Code that draws figures:
● ● ●
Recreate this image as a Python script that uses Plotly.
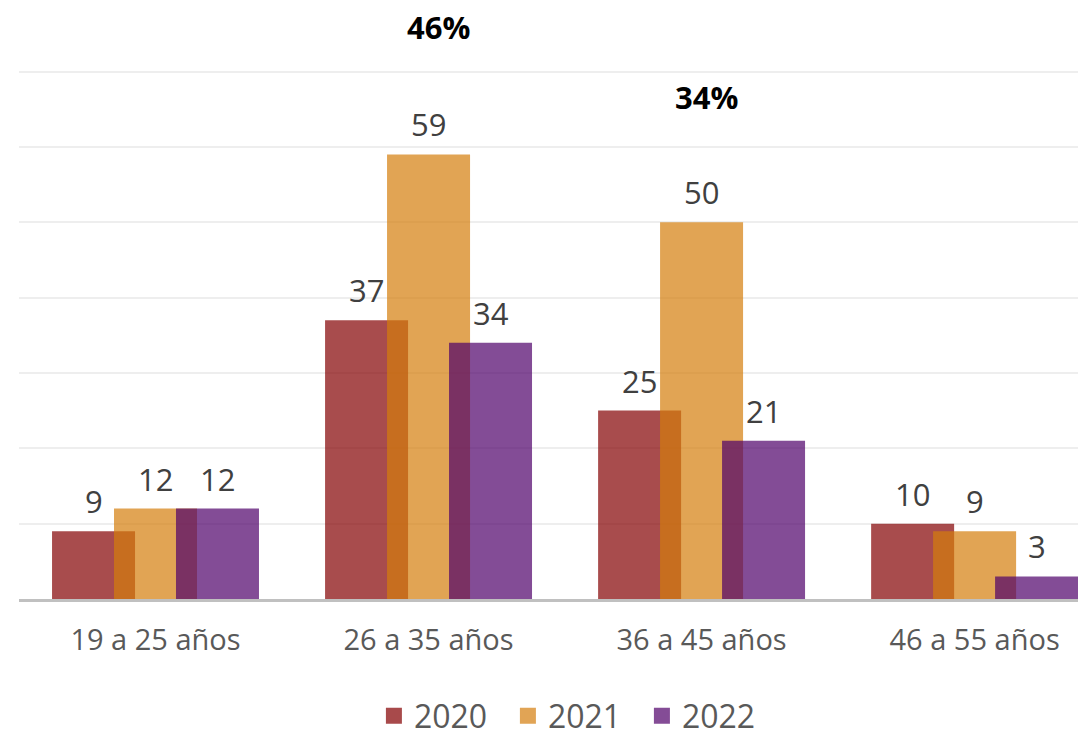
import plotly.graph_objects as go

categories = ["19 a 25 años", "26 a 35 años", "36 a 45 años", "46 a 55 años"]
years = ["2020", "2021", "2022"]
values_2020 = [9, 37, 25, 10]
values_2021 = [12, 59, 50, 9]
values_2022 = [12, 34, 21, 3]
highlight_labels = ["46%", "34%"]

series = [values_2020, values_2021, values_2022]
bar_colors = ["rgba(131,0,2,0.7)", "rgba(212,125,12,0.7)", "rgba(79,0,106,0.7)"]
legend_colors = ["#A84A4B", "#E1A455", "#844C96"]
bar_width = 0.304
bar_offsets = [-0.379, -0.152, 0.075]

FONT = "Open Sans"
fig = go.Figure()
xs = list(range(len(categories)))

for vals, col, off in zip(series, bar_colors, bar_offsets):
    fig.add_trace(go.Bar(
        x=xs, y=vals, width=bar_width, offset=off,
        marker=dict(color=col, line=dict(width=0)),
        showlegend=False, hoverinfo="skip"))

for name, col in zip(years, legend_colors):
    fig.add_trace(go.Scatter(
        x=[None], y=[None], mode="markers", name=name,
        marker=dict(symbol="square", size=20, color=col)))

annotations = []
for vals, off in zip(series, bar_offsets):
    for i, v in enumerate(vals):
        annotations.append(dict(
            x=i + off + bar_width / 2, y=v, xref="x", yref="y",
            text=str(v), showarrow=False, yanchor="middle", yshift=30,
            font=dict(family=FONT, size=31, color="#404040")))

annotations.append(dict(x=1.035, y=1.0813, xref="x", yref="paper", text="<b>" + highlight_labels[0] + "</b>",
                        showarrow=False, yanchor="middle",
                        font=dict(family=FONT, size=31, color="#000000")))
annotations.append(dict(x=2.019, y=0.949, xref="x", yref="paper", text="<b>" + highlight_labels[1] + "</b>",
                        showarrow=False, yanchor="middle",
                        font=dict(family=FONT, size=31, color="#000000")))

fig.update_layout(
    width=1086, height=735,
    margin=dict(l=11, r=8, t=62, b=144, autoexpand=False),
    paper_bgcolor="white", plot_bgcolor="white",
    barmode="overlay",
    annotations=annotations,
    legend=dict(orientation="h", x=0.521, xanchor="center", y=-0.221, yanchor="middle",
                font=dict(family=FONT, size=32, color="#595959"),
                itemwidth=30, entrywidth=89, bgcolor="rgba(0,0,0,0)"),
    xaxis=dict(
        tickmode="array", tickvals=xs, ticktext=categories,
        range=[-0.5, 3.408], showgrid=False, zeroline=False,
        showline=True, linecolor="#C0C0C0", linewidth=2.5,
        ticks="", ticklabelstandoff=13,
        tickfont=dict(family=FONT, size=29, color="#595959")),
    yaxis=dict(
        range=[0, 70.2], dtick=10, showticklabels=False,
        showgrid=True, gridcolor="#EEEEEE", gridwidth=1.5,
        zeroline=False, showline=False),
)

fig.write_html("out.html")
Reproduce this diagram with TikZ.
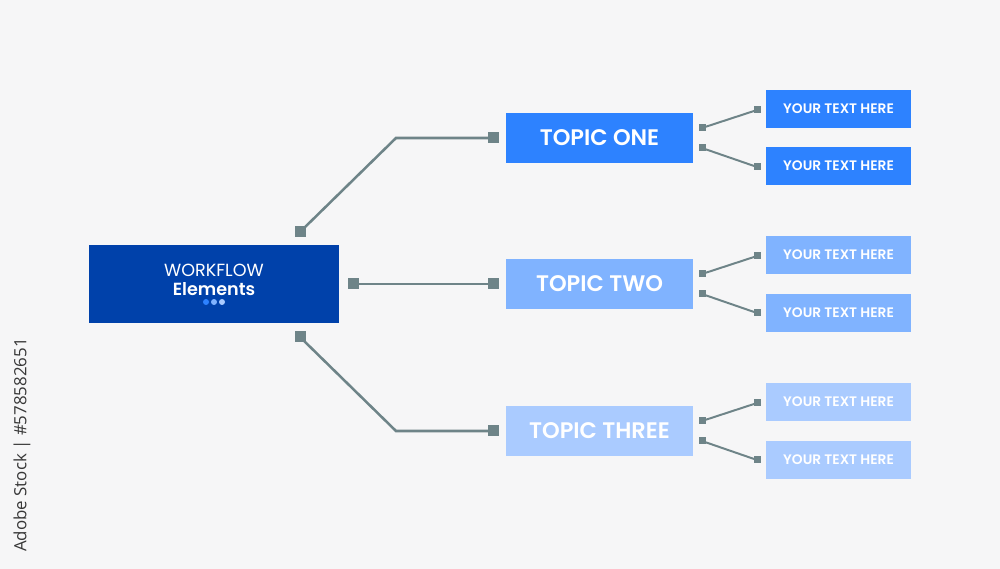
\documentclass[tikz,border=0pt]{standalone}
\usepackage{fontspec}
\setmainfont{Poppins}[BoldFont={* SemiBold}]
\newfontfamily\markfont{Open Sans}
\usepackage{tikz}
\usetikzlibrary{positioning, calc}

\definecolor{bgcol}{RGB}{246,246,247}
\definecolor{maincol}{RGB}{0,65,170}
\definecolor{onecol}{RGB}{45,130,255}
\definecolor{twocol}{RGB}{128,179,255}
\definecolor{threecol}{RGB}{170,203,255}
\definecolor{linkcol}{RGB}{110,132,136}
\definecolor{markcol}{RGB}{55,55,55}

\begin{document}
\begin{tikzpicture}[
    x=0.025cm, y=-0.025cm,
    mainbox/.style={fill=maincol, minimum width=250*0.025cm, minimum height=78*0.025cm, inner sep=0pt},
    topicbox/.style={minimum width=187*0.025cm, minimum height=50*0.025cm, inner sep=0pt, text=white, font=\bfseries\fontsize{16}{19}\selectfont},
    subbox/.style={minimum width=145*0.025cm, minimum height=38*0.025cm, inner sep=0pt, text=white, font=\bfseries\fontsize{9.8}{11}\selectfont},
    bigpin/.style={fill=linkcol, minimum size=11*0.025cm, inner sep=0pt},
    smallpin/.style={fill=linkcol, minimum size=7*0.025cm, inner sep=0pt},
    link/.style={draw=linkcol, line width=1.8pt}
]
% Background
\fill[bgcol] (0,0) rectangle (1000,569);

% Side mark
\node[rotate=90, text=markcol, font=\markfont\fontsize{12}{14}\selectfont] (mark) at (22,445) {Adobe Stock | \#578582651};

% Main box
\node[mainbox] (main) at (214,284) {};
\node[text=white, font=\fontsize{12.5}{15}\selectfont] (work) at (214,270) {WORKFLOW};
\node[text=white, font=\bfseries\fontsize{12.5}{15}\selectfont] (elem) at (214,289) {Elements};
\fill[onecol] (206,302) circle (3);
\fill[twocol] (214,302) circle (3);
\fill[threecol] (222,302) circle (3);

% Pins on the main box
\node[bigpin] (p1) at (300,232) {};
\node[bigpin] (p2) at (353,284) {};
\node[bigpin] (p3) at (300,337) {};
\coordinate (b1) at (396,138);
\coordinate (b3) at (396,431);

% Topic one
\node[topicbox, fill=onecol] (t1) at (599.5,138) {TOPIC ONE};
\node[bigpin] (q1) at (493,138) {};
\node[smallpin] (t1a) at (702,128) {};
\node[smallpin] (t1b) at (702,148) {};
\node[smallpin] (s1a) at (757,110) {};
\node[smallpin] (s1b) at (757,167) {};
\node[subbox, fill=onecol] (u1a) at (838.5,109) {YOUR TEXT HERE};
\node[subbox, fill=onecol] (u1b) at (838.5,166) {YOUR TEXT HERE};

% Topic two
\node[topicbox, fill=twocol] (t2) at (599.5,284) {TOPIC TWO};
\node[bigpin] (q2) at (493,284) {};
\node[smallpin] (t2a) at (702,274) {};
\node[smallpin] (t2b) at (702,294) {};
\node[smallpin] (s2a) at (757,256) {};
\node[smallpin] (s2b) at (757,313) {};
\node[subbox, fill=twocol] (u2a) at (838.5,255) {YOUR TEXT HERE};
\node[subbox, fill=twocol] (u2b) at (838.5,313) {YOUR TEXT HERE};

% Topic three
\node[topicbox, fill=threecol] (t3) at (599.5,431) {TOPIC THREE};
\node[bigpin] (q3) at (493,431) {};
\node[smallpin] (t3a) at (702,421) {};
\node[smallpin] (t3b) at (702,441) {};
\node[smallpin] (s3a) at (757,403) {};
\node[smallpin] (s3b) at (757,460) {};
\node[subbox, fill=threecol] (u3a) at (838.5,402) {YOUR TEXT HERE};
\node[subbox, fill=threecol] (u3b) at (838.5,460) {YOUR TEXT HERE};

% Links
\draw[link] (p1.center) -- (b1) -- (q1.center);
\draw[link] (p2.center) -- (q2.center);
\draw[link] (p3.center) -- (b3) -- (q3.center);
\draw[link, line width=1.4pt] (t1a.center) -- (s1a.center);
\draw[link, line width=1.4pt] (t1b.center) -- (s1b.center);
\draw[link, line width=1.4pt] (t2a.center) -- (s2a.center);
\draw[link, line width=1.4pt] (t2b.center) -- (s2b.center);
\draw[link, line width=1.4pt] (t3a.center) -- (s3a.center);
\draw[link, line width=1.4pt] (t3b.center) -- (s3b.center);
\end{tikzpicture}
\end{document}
● ● ●
Exercise aim »
Leave out every picture and copy the rest of the records exactly.

Output »
Recreate this image as a Python script that uses Plotly.
import plotly.graph_objects as go

categories = ["19 a 25 años", "26 a 35 años", "36 a 45 años", "46 a 55 años"]
years = ["2020", "2021", "2022"]
values_2020 = [9, 37, 25, 10]
values_2021 = [12, 59, 50, 9]
values_2022 = [12, 34, 21, 3]
highlight_labels = ["46%", "34%"]

series = [values_2020, values_2021, values_2022]
bar_colors = ["rgba(131,0,2,0.7)", "rgba(212,125,12,0.7)", "rgba(79,0,106,0.7)"]
legend_colors = ["#A84A4B", "#E1A455", "#844C96"]
bar_width = 0.304
bar_offsets = [-0.379, -0.152, 0.075]

FONT = "Open Sans"
fig = go.Figure()
xs = list(range(len(categories)))

for vals, col, off in zip(series, bar_colors, bar_offsets):
    fig.add_trace(go.Bar(
        x=xs, y=vals, width=bar_width, offset=off,
        marker=dict(color=col, line=dict(width=0)),
        showlegend=False, hoverinfo="skip"))

for name, col in zip(years, legend_colors):
    fig.add_trace(go.Scatter(
        x=[None], y=[None], mode="markers", name=name,
        marker=dict(symbol="square", size=20, color=col)))

annotations = []
for vals, off in zip(series, bar_offsets):
    for i, v in enumerate(vals):
        annotations.append(dict(
            x=i + off + bar_width / 2, y=v, xref="x", yref="y",
            text=str(v), showarrow=False, yanchor="middle", yshift=30,
            font=dict(family=FONT, size=31, color="#404040")))

annotations.append(dict(x=1.035, y=1.0813, xref="x", yref="paper", text="<b>" + highlight_labels[0] + "</b>",
                        showarrow=False, yanchor="middle",
                        font=dict(family=FONT, size=31, color="#000000")))
annotations.append(dict(x=2.019, y=0.949, xref="x", yref="paper", text="<b>" + highlight_labels[1] + "</b>",
                        showarrow=False, yanchor="middle",
                        font=dict(family=FONT, size=31, color="#000000")))

fig.update_layout(
    width=1086, height=735,
    margin=dict(l=11, r=8, t=62, b=144, autoexpand=False),
    paper_bgcolor="white", plot_bgcolor="white",
    barmode="overlay",
    annotations=annotations,
    legend=dict(orientation="h", x=0.521, xanchor="center", y=-0.221, yanchor="middle",
                font=dict(family=FONT, size=32, color="#595959"),
                itemwidth=30, entrywidth=89, bgcolor="rgba(0,0,0,0)"),
    xaxis=dict(
        tickmode="array", tickvals=xs, ticktext=categories,
        range=[-0.5, 3.408], showgrid=False, zeroline=False,
        showline=True, linecolor="#C0C0C0", linewidth=2.5,
        ticks="", ticklabelstandoff=13,
        tickfont=dict(family=FONT, size=29, color="#595959")),
    yaxis=dict(
        range=[0, 70.2], dtick=10, showticklabels=False,
        showgrid=True, gridcolor="#EEEEEE", gridwidth=1.5,
        zeroline=False, showline=False),
)

fig.write_html("out.html")
Reproduce this diagram with TikZ.
\documentclass[tikz,border=0pt]{standalone}
\usepackage{fontspec}
\setmainfont{Poppins}[BoldFont={* SemiBold}]
\newfontfamily\markfont{Open Sans}
\usepackage{tikz}
\usetikzlibrary{positioning, calc}

\definecolor{bgcol}{RGB}{246,246,247}
\definecolor{maincol}{RGB}{0,65,170}
\definecolor{onecol}{RGB}{45,130,255}
\definecolor{twocol}{RGB}{128,179,255}
\definecolor{threecol}{RGB}{170,203,255}
\definecolor{linkcol}{RGB}{110,132,136}
\definecolor{markcol}{RGB}{55,55,55}

\begin{document}
\begin{tikzpicture}[
    x=0.025cm, y=-0.025cm,
    mainbox/.style={fill=maincol, minimum width=250*0.025cm, minimum height=78*0.025cm, inner sep=0pt},
    topicbox/.style={minimum width=187*0.025cm, minimum height=50*0.025cm, inner sep=0pt, text=white, font=\bfseries\fontsize{16}{19}\selectfont},
    subbox/.style={minimum width=145*0.025cm, minimum height=38*0.025cm, inner sep=0pt, text=white, font=\bfseries\fontsize{9.8}{11}\selectfont},
    bigpin/.style={fill=linkcol, minimum size=11*0.025cm, inner sep=0pt},
    smallpin/.style={fill=linkcol, minimum size=7*0.025cm, inner sep=0pt},
    link/.style={draw=linkcol, line width=1.8pt}
]
% Background
\fill[bgcol] (0,0) rectangle (1000,569);

% Side mark
\node[rotate=90, text=markcol, font=\markfont\fontsize{12}{14}\selectfont] (mark) at (22,445) {Adobe Stock | \#578582651};

% Main box
\node[mainbox] (main) at (214,284) {};
\node[text=white, font=\fontsize{12.5}{15}\selectfont] (work) at (214,270) {WORKFLOW};
\node[text=white, font=\bfseries\fontsize{12.5}{15}\selectfont] (elem) at (214,289) {Elements};
\fill[onecol] (206,302) circle (3);
\fill[twocol] (214,302) circle (3);
\fill[threecol] (222,302) circle (3);

% Pins on the main box
\node[bigpin] (p1) at (300,232) {};
\node[bigpin] (p2) at (353,284) {};
\node[bigpin] (p3) at (300,337) {};
\coordinate (b1) at (396,138);
\coordinate (b3) at (396,431);

% Topic one
\node[topicbox, fill=onecol] (t1) at (599.5,138) {TOPIC ONE};
\node[bigpin] (q1) at (493,138) {};
\node[smallpin] (t1a) at (702,128) {};
\node[smallpin] (t1b) at (702,148) {};
\node[smallpin] (s1a) at (757,110) {};
\node[smallpin] (s1b) at (757,167) {};
\node[subbox, fill=onecol] (u1a) at (838.5,109) {YOUR TEXT HERE};
\node[subbox, fill=onecol] (u1b) at (838.5,166) {YOUR TEXT HERE};

% Topic two
\node[topicbox, fill=twocol] (t2) at (599.5,284) {TOPIC TWO};
\node[bigpin] (q2) at (493,284) {};
\node[smallpin] (t2a) at (702,274) {};
\node[smallpin] (t2b) at (702,294) {};
\node[smallpin] (s2a) at (757,256) {};
\node[smallpin] (s2b) at (757,313) {};
\node[subbox, fill=twocol] (u2a) at (838.5,255) {YOUR TEXT HERE};
\node[subbox, fill=twocol] (u2b) at (838.5,313) {YOUR TEXT HERE};

% Topic three
\node[topicbox, fill=threecol] (t3) at (599.5,431) {TOPIC THREE};
\node[bigpin] (q3) at (493,431) {};
\node[smallpin] (t3a) at (702,421) {};
\node[smallpin] (t3b) at (702,441) {};
\node[smallpin] (s3a) at (757,403) {};
\node[smallpin] (s3b) at (757,460) {};
\node[subbox, fill=threecol] (u3a) at (838.5,402) {YOUR TEXT HERE};
\node[subbox, fill=threecol] (u3b) at (838.5,460) {YOUR TEXT HERE};

% Links
\draw[link] (p1.center) -- (b1) -- (q1.center);
\draw[link] (p2.center) -- (q2.center);
\draw[link] (p3.center) -- (b3) -- (q3.center);
\draw[link, line width=1.4pt] (t1a.center) -- (s1a.center);
\draw[link, line width=1.4pt] (t1b.center) -- (s1b.center);
\draw[link, line width=1.4pt] (t2a.center) -- (s2a.center);
\draw[link, line width=1.4pt] (t2b.center) -- (s2b.center);
\draw[link, line width=1.4pt] (t3a.center) -- (s3a.center);
\draw[link, line width=1.4pt] (t3b.center) -- (s3b.center);
\end{tikzpicture}
\end{document}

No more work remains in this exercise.